In Tyler, the other case cited by Defendant, the Court held that the plaintiff’s showing of five employees interested in opting into the suit was sufficient to meet the plaintiff’s burden. 2005 WL 3133763 at *3. Neither case supports Defendant’s position–in fact both bolster Plaintiff’s position for certification. Finally, Defendant argues that Plaintiffs’ motion is untimely, as it was filed six months after discovery commenced. However, Plaintiffs have made efforts to determine the class members through discovery and provide notice, and those efforts have been slowed or rendered inconclusive in large part due to the limited amount of information supplied by Defendant through depositions and interrogatory answers. 1
C. Plaintiffs’ Proposed Interrogatory and Notice Plaintiffs have requested a Court-ordered interrogatory to Defendant in order to seek the identity of similarly situated employees, and notice to be given to Tandberg employees. Defendant raises objection to the extent that the proposed interrogatory calls for personal information such as phone number, date of birth, and social security number. Plaintiffs have provided a basis of need for name, address, and phone number, but not the other requested information.2 Therefore, the Court will approve and order an interrogatory containing only name, address, and phone number of Tandberg’s exempt employees since May 2003, and permit Plaintiffs to contact potential optins by first class mail. Defendant will not be required to grant Plaintiffs access to their facilities to post notice of suit, as proper notice can be given by first-class mail. Finally, Defendant’s request that a third-party handle the mailing will be denied.
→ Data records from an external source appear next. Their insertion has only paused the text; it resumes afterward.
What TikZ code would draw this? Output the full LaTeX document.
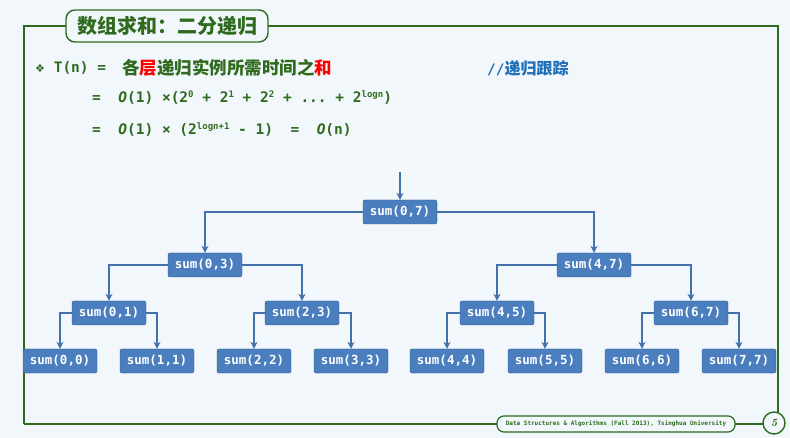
\documentclass[tikz,border=0pt]{standalone}
\usepackage{fontspec}
\usetikzlibrary{arrows.meta}
\setmonofont{DejaVu Sans Mono}
\newfontfamily\cjk{Noto Sans CJK SC}
\newfontfamily\djv{DejaVu Sans}
\definecolor{grn}{HTML}{2E6B1E}
\definecolor{bluebox}{HTML}{4A7EBF}
\definecolor{bg}{HTML}{F2F7FC}
\definecolor{cm}{HTML}{1F6FB8}
\newcommand{\sps}[1]{\raisebox{5pt}{\fontsize{9}{10}\selectfont #1}}
\begin{document}
\begin{tikzpicture}[x=1pt,y=-1pt,
  sn/.style={draw=bluebox!70!black,fill=bluebox,text=white,rounded corners=2pt,minimum width=74pt,minimum height=24pt,font=\ttfamily\bfseries\fontsize{12.5}{14}\selectfont,inner sep=1pt},
  ed/.style={draw=bluebox!90!black,line width=1.3pt,-{Stealth[length=7pt,width=7pt]}},
  tx/.style={text=grn,font=\ttfamily\bfseries\fontsize{14.5}{17}\selectfont,anchor=west,inner sep=0}]
\fill[bg] (0,0) rectangle (790,438);
\useasboundingbox (0,0) rectangle (790,438);
\draw[grn,line width=1.4pt] (24,424) -- (24,26) -- (778,26) -- (778,424) -- (24,424);
\node[draw=grn,line width=1.4pt,fill=bg,rounded corners=9pt,minimum width=202pt,minimum height=32pt,font=\cjk\bfseries\fontsize{20}{24}\selectfont,text=grn] (title) at (167,26) {数组求和：二分递归};
\node[draw=grn,line width=1.2pt,fill=bg,rounded corners=7pt,minimum width=238pt,minimum height=16pt,font=\ttfamily\bfseries\fontsize{6}{7}\selectfont,text=grn] (foot) at (616,424) {Data Structures \& Algorithms (Fall 2013), Tsinghua University};
\node[circle,draw=grn,line width=1.4pt,fill=bg,minimum size=22pt,inner sep=0,font=\bfseries\itshape\fontsize{11}{12}\selectfont,text=grn] (pg) at (774,423) {5};
\node[tx] (l1) at (35,68) {{\djv\fontsize{11}{12}\selectfont ❖} T(n) =};
\node[tx,font=\cjk\bfseries\fontsize{17.5}{20}\selectfont] (l1b) at (122,68) {各\textcolor{red}{层}递归实例所需时间之\textcolor{red}{和}};
\node[tx,text=cm] (cmt) at (487,68) {//{\cjk\fontsize{16}{18}\selectfont 递归跟踪}};
\node[tx] (l2) at (92,98) {=\ \ \textit{O}(1) ×(2\sps{0} + 2\sps{1} + 2\sps{2} + ... + 2\sps{logn})};
\node[tx] (l3) at (92,130) {=\ \ \textit{O}(1) × (2\sps{logn+1} - 1)\ \ = \ \textit{O}(n)};
\node[sn] (a) at (400,212) {sum(0,7)};
\node[sn] (b0) at (205,265) {sum(0,3)};
\node[sn] (b1) at (594,265) {sum(4,7)};
\node[sn] (c0) at (109,313) {sum(0,1)};
\node[sn] (c1) at (302,313) {sum(2,3)};
\node[sn] (c2) at (497,313) {sum(4,5)};
\node[sn] (c3) at (691,313) {sum(6,7)};
\foreach \i/\x/\t in {0/60/{0,0},1/157/{1,1},2/254/{2,2},3/351/{3,3},4/447/{4,4},5/545/{5,5},6/642/{6,6},7/739/{7,7}}
  \node[sn] (d\i) at (\x,361) {sum(\t)};
\coordinate (top) at (400,172);
\draw[ed] (top) -- (a);
\draw[ed] (a.west) -| (b0.north);
\draw[ed] (a.east) -| (b1.north);
\draw[ed] (b0.west) -| (c0.north);
\draw[ed] (b0.east) -| (c1.north);
\draw[ed] (b1.west) -| (c2.north);
\draw[ed] (b1.east) -| (c3.north);
\draw[ed] (c0.west) -| (d0.north);
\draw[ed] (c0.east) -| (d1.north);
\draw[ed] (c1.west) -| (d2.north);
\draw[ed] (c1.east) -| (d3.north);
\draw[ed] (c2.west) -| (d4.north);
\draw[ed] (c2.east) -| (d5.north);
\draw[ed] (c3.west) -| (d6.north);
\draw[ed] (c3.east) -| (d7.north);
\end{tikzpicture}
\end{document}
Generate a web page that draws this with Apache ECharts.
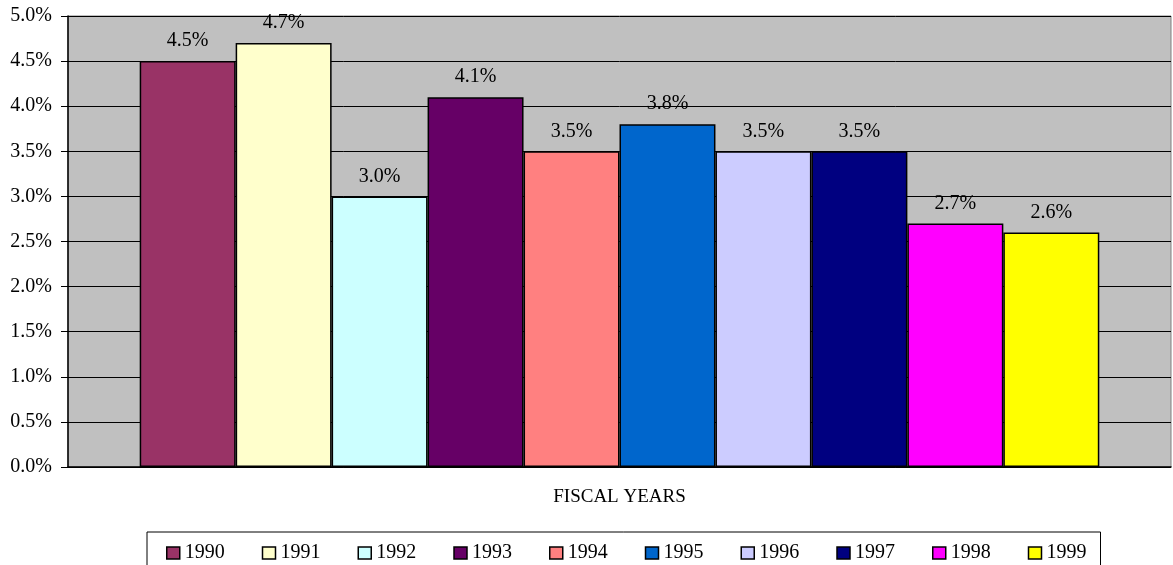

For the foregoing reasons, Plaintiff’s motion to allow notice of similarly situated employees of Defendant Tandberg, Inc. will be granted. This Court will order an interrogatory which includes the name, address, and phone number of each Tandberg employee classified as “exempt” from May 2003 to the present. Defendant will be required to answer, after which Plaintiff may send notice of suit by first-class mail. An appropriate Order will issue.
October 17, 2006 Alexandria, Virginia
James C. Cacheris
UNITED STATES DISTRICT COURT JUDGE
1Both of Defendant’s 30(b)(6) designees were unable to answer Plaintiffs’ questions about Plaintiff’s FLSA classifications, and admitted that other Tandberg employees were better qualified to answer the given questions.
2Plaintiffs conceded that social security numbers were unnecessary in this case.